Mind you, AH reckons Gore is cheap and looks cheap. So, think on........


----------



## Banjo (22 Oct 2013)

Evans have some deals on Gore stuff now.


----------



## nappadang (22 Oct 2013)

Got absolutely hammered by rain in the Gore Power Active, again tonight. It performed brilliantly from both a waterproof and a breathable perspective.
Worth every penny


----------



## 400bhp (23 Oct 2013)

tincaman said:


> You can get good Gore prices by shopping here, there is even an Outlet/Clearance section



Thanks for that. Bought the Power jacket in the clearance section.


----------



## jagman.2003 (29 Oct 2013)

I don't normally buy high price items.

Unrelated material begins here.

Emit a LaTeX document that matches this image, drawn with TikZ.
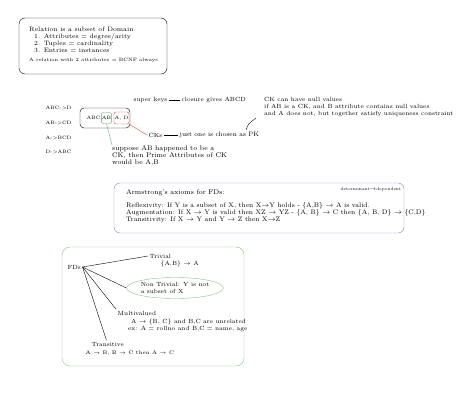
\documentclass[tikz,border=0pt]{standalone}
\usepackage{tikz}
\usepackage{amsmath}
\usetikzlibrary{shapes.geometric}
\definecolor{ckred}{RGB}{205,80,90}
\definecolor{ckgreen}{RGB}{100,170,110}
\definecolor{axblue}{RGB}{120,145,185}
\definecolor{fdgreen}{RGB}{140,195,135}

\begin{document}
\begin{tikzpicture}[x=1pt,y=-1pt,line width=0.4pt,
    note/.style={anchor=west,inner sep=1.5pt,font=\fontsize{6}{7}\selectfont},
    small/.style={font=\fontsize{4.8}{6}\selectfont},
    block/.style={anchor=north west,align=left,inner sep=0pt,font=\fontsize{6}{7}\selectfont}]
  \useasboundingbox (0,0) rectangle (474,401);

  % relation basics
  \draw[rounded corners=6pt] (19,18) rectangle (167,74);
  \node[block,font=\fontsize{6.3}{7}\selectfont] (relation) at (29,27) {Relation is a subset of Domain\\
    \hspace{5pt}1. Attributes = degree/arity\\
    \hspace{5pt}2. Tuples = cardinality\\
    \hspace{5pt}3. Entries = instances};
  \node[note,small,inner sep=0pt] (bcnf) at (29,60) {A relation with 2 attributes = BCNF always};

  % functional dependencies
  \node[note,small] (fdA) at (44,108) {ABC->D};
  \node[note,small] (fdB) at (44,123) {AB->CD};
  \node[note,small] (fdC) at (44,138) {A->BCD};
  \node[note,small] (fdD) at (44,152) {D->ABC};

  % keys
  \draw[rounded corners=4pt] (80,108) rectangle (130,128);
  \node[note,small,inner sep=0pt] (abc) at (86.5,118) {ABC,};
  \node[note,small,draw=ckgreen,rounded corners=2pt,anchor=center,minimum width=10pt,minimum height=11pt,inner sep=0.5pt] (ab) at (106.5,118) {AB};
  \node[note,small,draw=ckred,rounded corners=2pt,anchor=center,minimum width=15pt,minimum height=12pt,inner sep=0.5pt] (ad) at (121.5,118) {A, D};

  \node[note] (superkeys) at (132,100) {super keys};
  \node[note] (closure) at (180,100) {closure gives ABCD};
  \draw (superkeys) -- (closure);

  \node[note] (cks) at (147,135) {CKs};
  \node[note,font=\fontsize{6.5}{7}\selectfont] (pk) at (178,135) {just one is chosen as PK};
  \draw (cks) -- (pk);
  \draw[ckred] (ad.south east) -- (cks.west);

  \node[block,font=\fontsize{6.8}{7.2}\selectfont] (suppose) at (112,145) {suppose AB happened to be a\\
    CK, then Prime Attributes of CK\\
    would be A,B};
  \draw[ckgreen] (ab.south) -- (suppose.north west);

  \node[block] (nullval) at (264,97) {CK can have null values\\
    if AB is a CK, and B attribute contains null values\\
    and A does not, but together satisfy uniqueness constraint};
  \coordinate (nullA) at (246,130);
  \coordinate (nullB) at (256,118);
  \draw (nullA) .. controls (248,124) .. (nullB);

  % Armstrong's axioms
  \draw[axblue,rounded corners=6pt] (114,183) rectangle (404,233);
  \node[note,font=\fontsize{6.8}{7}\selectfont,inner sep=0pt] (armstrong) at (126,193) {Armstrong's axioms for FDs:};
  \node[note,font=\fontsize{4}{5}\selectfont] (detdep) at (339,189) {determinant$\to$dependent};
  \node[block,font=\fontsize{6.6}{7.2}\selectfont] (axioms) at (126,202) {Reflexivity: If Y is a subset of X, then X$\to$Y holds - \{A,B\} $\to$ A is valid.\\
    Augmentation: If X $\to$ Y is valid then XZ $\to$ YZ - \{A, B\} $\to$ C then \{A, B, D\} $\to$ \{C,D\}\\
    Transitivity: If X $\to$ Y and Y $\to$ Z then X$\to$Z};

  % kinds of FDs
  \draw[fdgreen,rounded corners=8pt] (62,247) rectangle (244,366);
  \node[note] (fds) at (66,267) {FDs};
  \node[note] (trivial) at (148,256) {Trivial};
  \node[note] (trivialex) at (159,264) {\{A,B\} $\to$ A};
  \node[ellipse,draw=fdgreen,align=left,inner sep=0pt,minimum width=79pt,minimum height=21pt,
    font=\fontsize{6}{7}\selectfont] (nontrivial) at (175,288) {Non Trivial: Y is not\\a subset of X};
  \node[note] (multi) at (116,313) {Multivalued};
  \node[block] (multiex) at (128,319) {\hspace{3pt}A $\to$ \{B, C\} and B,C are unrelated\\
    ex: A = rollno and B,C = name, age};
  \node[note] (transitive) at (90,344) {Transitive};
  \node[note,font=\fontsize{5.2}{6}\selectfont] (transex) at (84,353) {A $\to$ B, B $\to$ C then A $\to$ C};
  \draw (fds.east) -- (trivial.west);
  \draw (fds.east) -- (nontrivial.west);
  \draw (fds.east) -- (multi.north west);
  \draw (fds.east) -- (transitive.110);
\end{tikzpicture}
\end{document}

Mainly because I seem to get good use of of some budget ranges. But some stuff like a good jacket I bit the bullet & went for the Gore Phantom, removable sleeves & things. Got a very good price in sale from LBS. Very happy. Warm, but breathable. Just about to start using it for the second winter.


----------



## Rando (29 Oct 2013)

I have purchased this gore xenon 2.0 SO jacket . It arrived today so not had chance to test it out yet but have to say I am impressed with the quality and fit of the jacket. Although at this price I expect quality!
http://www.evanscycles.com/products/gore-bike-wear/xenon-20-so-jacket-ec040380


----------



## Rando (29 Oct 2013)

Actually I have also just ordered these gore gloves.
http://www.evanscycles.com/products...windstopper-soft-shell-thermo-gloves-ec053093
Hope these are good enough to keep my hands/fingers warm this winter as I have tried numerous gloves so far without success. These though are by far the dearest gloves I have purchased.


----------



## PaulSecteur (6 Nov 2013)

Rando said:


> I have purchased this gore xenon 2.0 SO jacket



Its a great cold weather garment. I think the first time I tried mine it was a crisp morning, starting about 5°. I had an aldi base layer on too. After about 30 mins it was up to about 7 or 8° and I was sweating buckets! I had to take the base layer off, wring it out and stuff it in a back pocket. I found it hard to calibrate how thin and light it was to the protection it gave. I should also mention I was wearing matching gore xenon bibs - also well recommended if you plan on a lot of cold miles.

When you first put it on the sleeves will seem waaay to long, but once in the riding position they will just seem too long. But when the gloves are on you can use the length to get a really draft proof seal.

I am chubby so provide myself with some under skin insulation - skinnys might find they need a base layer earlier.


----------